The problem asks us to find the length of one diagonal of a rhombus, given its area and the length of the other diagonal.
The area of the rhombus is given as $$72\ cm^{2}$$.
One of its diagonals is given as $$18\ cm$$.

**step2** Recalling the formula for the area of a rhombus

The formula for the area of a rhombus is half the product of its two diagonals.
Area = (Diagonal 1 $$\times$$ Diagonal 2) $$\div$$ 2.
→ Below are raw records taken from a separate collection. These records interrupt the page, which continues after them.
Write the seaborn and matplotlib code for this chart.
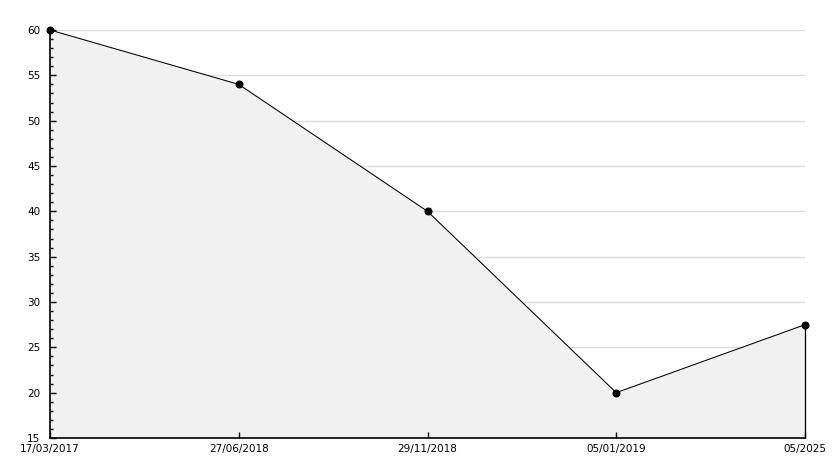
import pandas as pd
import seaborn as sns
import matplotlib.pyplot as plt
from matplotlib.ticker import MultipleLocator

# Chart data
dates = ['17/03/2017', '27/06/2018', '29/11/2018', '05/01/2019', '05/2025']
values = [60, 54, 40, 20, 27.5]

df = pd.DataFrame({'pos': range(len(dates)), 'value': values})

sns.set_style('white')
plt.rcParams['font.family'] = ['DejaVu Sans']

fig = plt.figure(figsize=(8.34, 4.68), dpi=100)
ax = fig.add_axes([50 / 834, 30 / 468, 755 / 834, 408 / 468])

ax.set_xlim(0, len(dates) - 1)
ax.set_ylim(15, 60)

# Horizontal grid lines, kept under the grey area
for y in range(15, 61, 5):
    ax.axhline(y, color='#dddddd', linewidth=1, zorder=0.5)

# Grey area under the line, closed on the right by a thin line
ax.fill_between(df['pos'], df['value'], 15, color='#f1f1f1', zorder=1)
ax.vlines(df['pos'].iloc[-1], 15, df['value'].iloc[-1], color='black',
          linewidth=0.9, zorder=2, clip_on=False)

sns.lineplot(data=df, x='pos', y='value', color='black', linewidth=0.75,
             marker='o', markersize=5, markeredgecolor='black', sort=False,
             ax=ax, zorder=3, clip_on=False)

ax.set_xticks(range(len(dates)))
ax.set_xticklabels(dates)
ax.yaxis.set_major_locator(MultipleLocator(5))
ax.yaxis.set_minor_locator(MultipleLocator(1))

# ticks must sit above the grey fill
ax.set_axisbelow(False)

for side in ['top', 'right']:
    ax.spines[side].set_visible(False)
for side in ['left', 'bottom']:
    ax.spines[side].set_color('black')
    ax.spines[side].set_linewidth(1.2)

ax.tick_params(axis='y', which='major', direction='in', length=4, width=1,
               labelsize=7.5, pad=7, left=True, color='black', labelcolor='black')
ax.tick_params(axis='y', which='minor', direction='in', length=2.5, width=1,
               left=True, color='black')
ax.tick_params(axis='x', which='major', direction='in', length=4, width=1,
               labelsize=7.5, pad=4, bottom=True, color='black', labelcolor='black')

ax.set_xlabel('')
ax.set_ylabel('')

fig.savefig('out.png', dpi=100, facecolor='white')
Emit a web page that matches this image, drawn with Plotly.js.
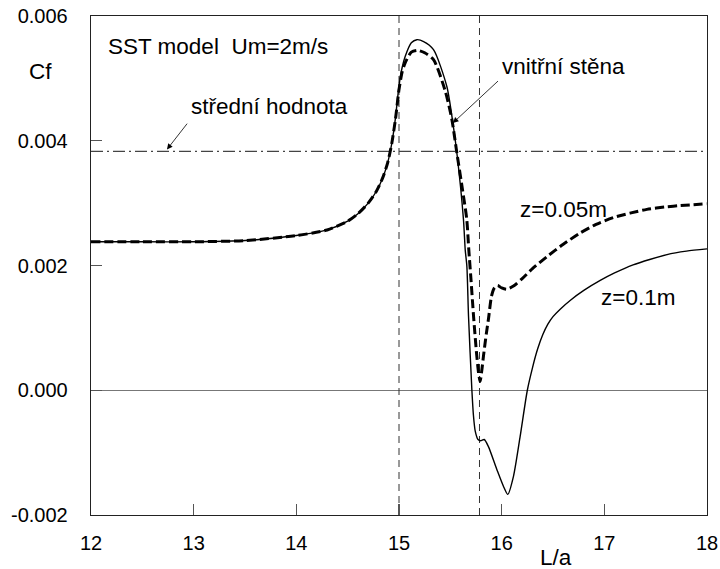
<!DOCTYPE html>
<html>
<head>
<meta charset="utf-8">
<script src="https://cdn.plot.ly/plotly-3.0.1.min.js"></script>
<style>html,body{margin:0;padding:0;background:#fff;}#chart{width:720px;height:569px;}</style>
</head>
<body>
<div id="chart"></div>
<script>
// z = 0.1 m (solid)
const xSolid = [12.0, 12.5, 13.0, 13.5, 14.0, 14.3, 14.5, 14.6, 14.7, 14.78, 14.84, 14.89, 14.93, 14.965, 15.0, 15.03, 15.06, 15.12, 15.174, 15.24, 15.336, 15.466, 15.52, 15.564, 15.628, 15.645, 15.661, 15.677, 15.71, 15.725, 15.742, 15.77, 15.795, 15.83, 15.87, 15.953, 16.02, 16.06, 16.115, 16.18, 16.25, 16.3, 16.35, 16.4, 16.45, 16.5, 16.57, 16.667, 16.8, 16.96, 17.1, 17.28, 17.45, 17.61, 17.8, 18.0];
const ySolid = [0.00238, 0.00238, 0.00238, 0.00240, 0.00248, 0.00257, 0.00271, 0.00283, 0.00300, 0.00319, 0.0034, 0.00365, 0.00396, 0.00436, 0.00488, 0.00517, 0.00535, 0.00557, 0.00562, 0.00559, 0.00546, 0.00487, 0.00434, 0.0038, 0.002736, 0.00225, 0.00199, 0.00119, 0.0, -0.0004, -0.00065, -0.00079, -0.00081, -0.00079, -0.0009, -0.00127, -0.00155, -0.00167, -0.00138, -0.00074, 0.0, 0.00036, 0.00066, 0.00089, 0.00106, 0.00118, 0.0013, 0.00144, 0.0016, 0.00176, 0.00188, 0.00201, 0.0021, 0.002175, 0.00223, 0.002266];

// z = 0.05 m (dashed)
const xDash = [12.0, 12.5, 13.0, 13.5, 14.0, 14.3, 14.5, 14.6, 14.7, 14.78, 14.84, 14.89, 14.93, 14.965, 15.0, 15.03, 15.06, 15.12, 15.18, 15.25, 15.336, 15.45, 15.515, 15.564, 15.62, 15.66, 15.68, 15.70, 15.726, 15.755, 15.775, 15.79, 15.805, 15.823, 15.85, 15.872, 15.9, 15.925, 15.96, 16.0, 16.05, 16.115, 16.2, 16.3, 16.44, 16.6, 16.764, 16.92, 17.09, 17.25, 17.414, 17.6, 17.738, 18.0];
const yDash = [0.00238, 0.00238, 0.00238, 0.00240, 0.00248, 0.00257, 0.00271, 0.00283, 0.00300, 0.00319, 0.0034, 0.00365, 0.00396, 0.00434, 0.00482, 0.0051, 0.00525, 0.00542, 0.00545, 0.00541, 0.0053, 0.0048, 0.00434, 0.0038, 0.0032, 0.00274, 0.00225, 0.0018, 0.00119, 0.0006, 0.00028, 0.00014, 0.0003, 0.00055, 0.0009, 0.00115, 0.0015, 0.00163, 0.00168, 0.00164, 0.00162, 0.00167, 0.00179, 0.00195, 0.00214, 0.00234, 0.00252, 0.00266, 0.00277, 0.00284, 0.0029, 0.00294, 0.00296, 0.00299];

const meanValue = 0.00383;            // střední hodnota
const wallPositions = [15.0, 15.784]; // vertical dashed lines

const xTickVals = [12, 13, 14, 15, 16, 17, 18];
const xTickText = ['12', '13', '14', '15', '16', '17', '18'];
const yTickVals = [-0.002, 0.0, 0.002, 0.004, 0.006];
const yTickText = ['-0.002', '0.000', '0.002', '0.004', '0.006'];

const FONT = 'Arial, "Liberation Sans", sans-serif';

const traces = [];
wallPositions.forEach(function (xv) {
  traces.push({x: [xv, xv], y: [-0.002, 0.006], mode: 'lines', hoverinfo: 'skip',
    line: {color: '#333', width: 1, dash: '7px,5px'}, showlegend: false});
});
traces.push({x: [12, 18], y: [meanValue, meanValue], mode: 'lines',
  line: {color: '#444', width: 1.1, dash: '12px,4px,2px,4px'}, showlegend: false});
traces.push({x: xSolid, y: ySolid, mode: 'lines', name: 'z=0.1m',
  line: {color: '#000', width: 1.4, shape: 'spline', smoothing: 0.7}, showlegend: false});
traces.push({x: xDash, y: yDash, mode: 'lines', name: 'z=0.05m',
  line: {color: '#000', width: 3, dash: '9px,4px', shape: 'spline', smoothing: 0.7}, showlegend: false});

const txt = {family: FONT, size: 22.5, color: '#000'};

const layout = {
  width: 720, height: 569,
  margin: {l: 91, r: 13, t: 16, b: 54},
  paper_bgcolor: '#fff', plot_bgcolor: '#fff',
  font: {family: FONT, size: 20, color: '#000'},
  xaxis: {
    range: [12, 18], tickmode: 'array', tickvals: xTickVals, ticktext: xTickText,
    ticks: 'inside', ticklen: 11, tickwidth: 1.2, tickcolor: '#555',
    showline: true, linecolor: '#222', linewidth: 1.3, mirror: true,
    showgrid: false, zeroline: false, ticklabelstandoff: 10,
    tickfont: {family: FONT, size: 20, color: '#000'}
  },
  yaxis: {
    range: [-0.002, 0.006], tickmode: 'array', tickvals: yTickVals, ticktext: yTickText,
    ticks: 'inside', ticklen: 11, tickwidth: 1.2, tickcolor: '#555',
    showline: true, linecolor: '#222', linewidth: 1.3, mirror: true,
    showgrid: false, zeroline: true, zerolinecolor: '#777', zerolinewidth: 1.4,
    ticklabelstandoff: 18,
    tickfont: {family: FONT, size: 20, color: '#000'}
  },
  annotations: [
    {x: 12.149, y: 0.005513, xref: 'x', yref: 'y', text: 'SST model  Um=2m/s', showarrow: false, xanchor: 'left', yanchor: 'middle', font: txt},
    {x: -0.1034, y: 0.005112, xref: 'paper', yref: 'y', text: 'Cf', showarrow: false, xanchor: 'left', yanchor: 'middle', font: txt},
    {x: 12.95, y: 0.004551, xref: 'x', yref: 'y', text: 'střední hodnota', showarrow: false, xanchor: 'left', yanchor: 'middle', font: txt},
    {x: 12.74, y: 0.00386, xref: 'x', yref: 'y', text: '', showarrow: true, ax: 21.3, ay: -27.3, arrowhead: 2, arrowsize: 1.4, arrowwidth: 0.8, arrowcolor: '#000'},
    {x: 15.979, y: 0.005192, xref: 'x', yref: 'y', text: 'vnitřní stěna', showarrow: false, xanchor: 'left', yanchor: 'middle', font: txt},
    {x: 15.525, y: 0.004285, xref: 'x', yref: 'y', text: '', showarrow: true, ax: 46.6, ay: -43.3, arrowhead: 2, arrowsize: 1.4, arrowwidth: 0.8, arrowcolor: '#000'},
    {x: 16.158, y: 0.002896, xref: 'x', yref: 'y', text: 'z=0.05m', showarrow: false, xanchor: 'left', yanchor: 'middle', font: txt},
    {x: 16.952, y: 0.001481, xref: 'x', yref: 'y', text: 'z=0.1m', showarrow: false, xanchor: 'left', yanchor: 'middle', font: txt},
    {x: 16.53, y: -0.0857, xref: 'x', yref: 'paper', text: 'L/a', showarrow: false, xanchor: 'center', yanchor: 'middle', font: txt}
  ]
};

Plotly.newPlot('chart', traces, layout, {displayModeBar: false, staticPlot: true});
</script>
</body>
</html>
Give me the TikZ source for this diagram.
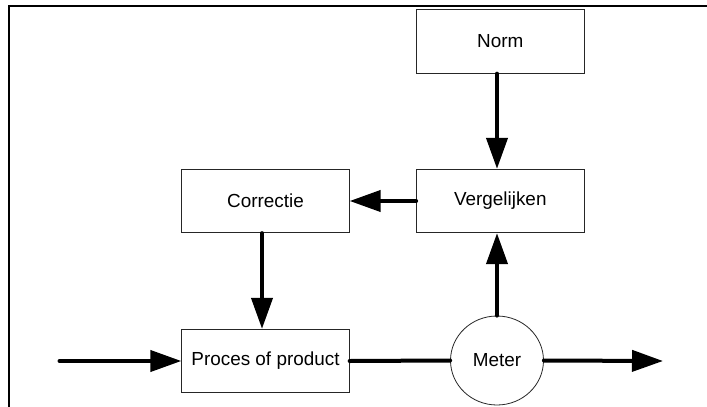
\documentclass[tikz,border=0pt]{standalone}
\usepackage{fontspec}
\setmainfont{Liberation Sans}
\usetikzlibrary{arrows.meta,shapes.geometric}
\begin{document}
\begin{tikzpicture}[x=1pt,y=-1pt,
  block/.style={draw=black!85,line width=0.8pt,minimum width=167.5pt,minimum height=63.5pt,
    inner sep=0pt,font=\fontsize{18.9pt}{22pt}\selectfont},
  meterbox/.style={ellipse,draw=black!85,line width=0.8pt,minimum width=93pt,minimum height=89pt,
    inner sep=0pt,font=\fontsize{18.9pt}{22pt}\selectfont},
  flow/.style={line width=4pt,line cap=round,-{Triangle[length=31pt,width=21pt]}},
  link/.style={line width=4pt,line cap=round}]
  \useasboundingbox (0,0) rectangle (707,407);
  % outer frame (top and left edges)
  \draw[line width=1.8pt] (8.9,407) -- (8.9,5.9) -- (707,5.9);
  % blocks
  \node[block] (norm) at (500.3,41.5) {Norm};
  \node[block] (verg) at (500.3,201) {Vergelijken};
  \node[block] (corr) at (265.5,201) {Correctie};
  \node[block] (proc) at (265.5,361) {Proces of product};
  \node[meterbox] (meter) at (497,360.5) {Meter};
  \coordinate (in) at (59.5,361);
  \coordinate (out) at (663,361);
  % connectors
  \draw[flow] (in) -- (proc.west);
  \draw[link] (proc.east) -- (meter.west);
  \draw[flow] (meter.east) -- (out);
  \draw[flow] (meter.north) -- (meter.north |- verg.south);
  \draw[flow] (norm.south -| meter.north) -- (verg.north -| meter.north);
  \draw[flow] (verg.west) -- (corr.east);
  \draw[flow] ([xshift=-3.5pt]corr.south) -- ([xshift=-3.5pt]proc.north);
\end{tikzpicture}
\end{document}
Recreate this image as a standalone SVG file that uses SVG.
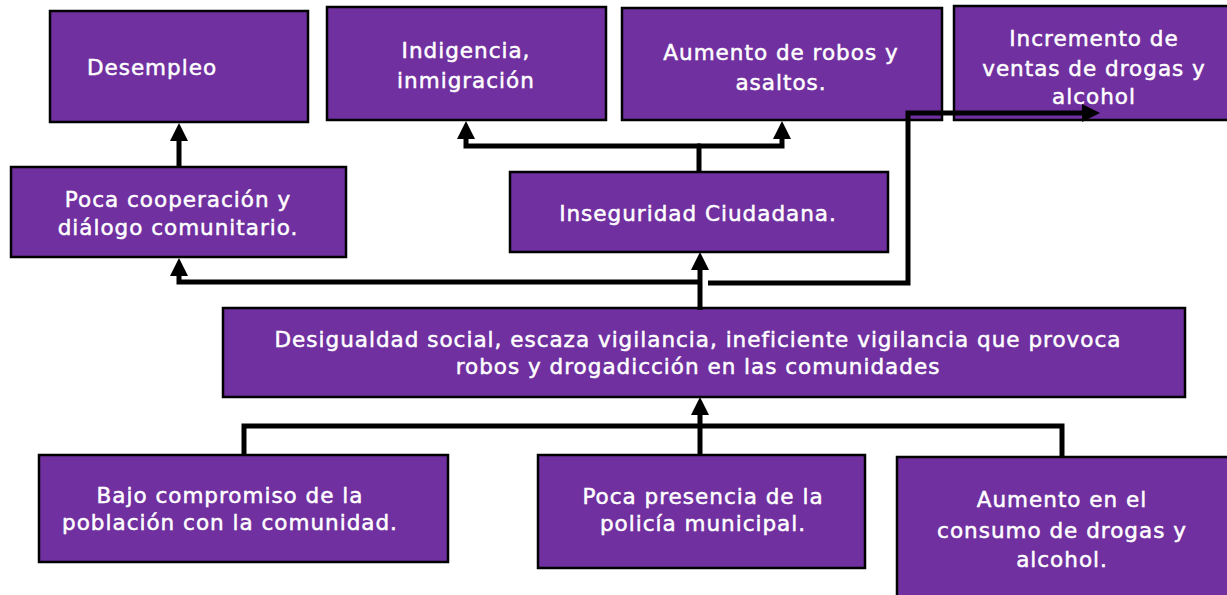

**step3** Calculating the product of the diagonals

Since Area = (Diagonal 1 $$\times$$ Diagonal 2) $$\div$$ 2, we can find the product of the diagonals by multiplying the Area by 2.
Product of diagonals = Area $$\times$$ 2
Product of diagonals = $$72\ cm^{2} \times 2$$
Product of diagonals = $$144\ cm^{2}$$.

**step4** Finding the length of the other diagonal

We know that the product of the two diagonals is $$144\ cm^{2}$$, and one diagonal is $$18\ cm$$.
So, $$18\ cm \times$$ (other diagonal) = $$144\ cm^{2}$$.
To find the other diagonal, we need to divide the product of the diagonals by the length of the known diagonal.
Other diagonal = Product of diagonals $$\div$$ Known diagonal
Other diagonal = $$144\ cm^{2} \div 18\ cm$$
Other diagonal = $$8\ cm$$.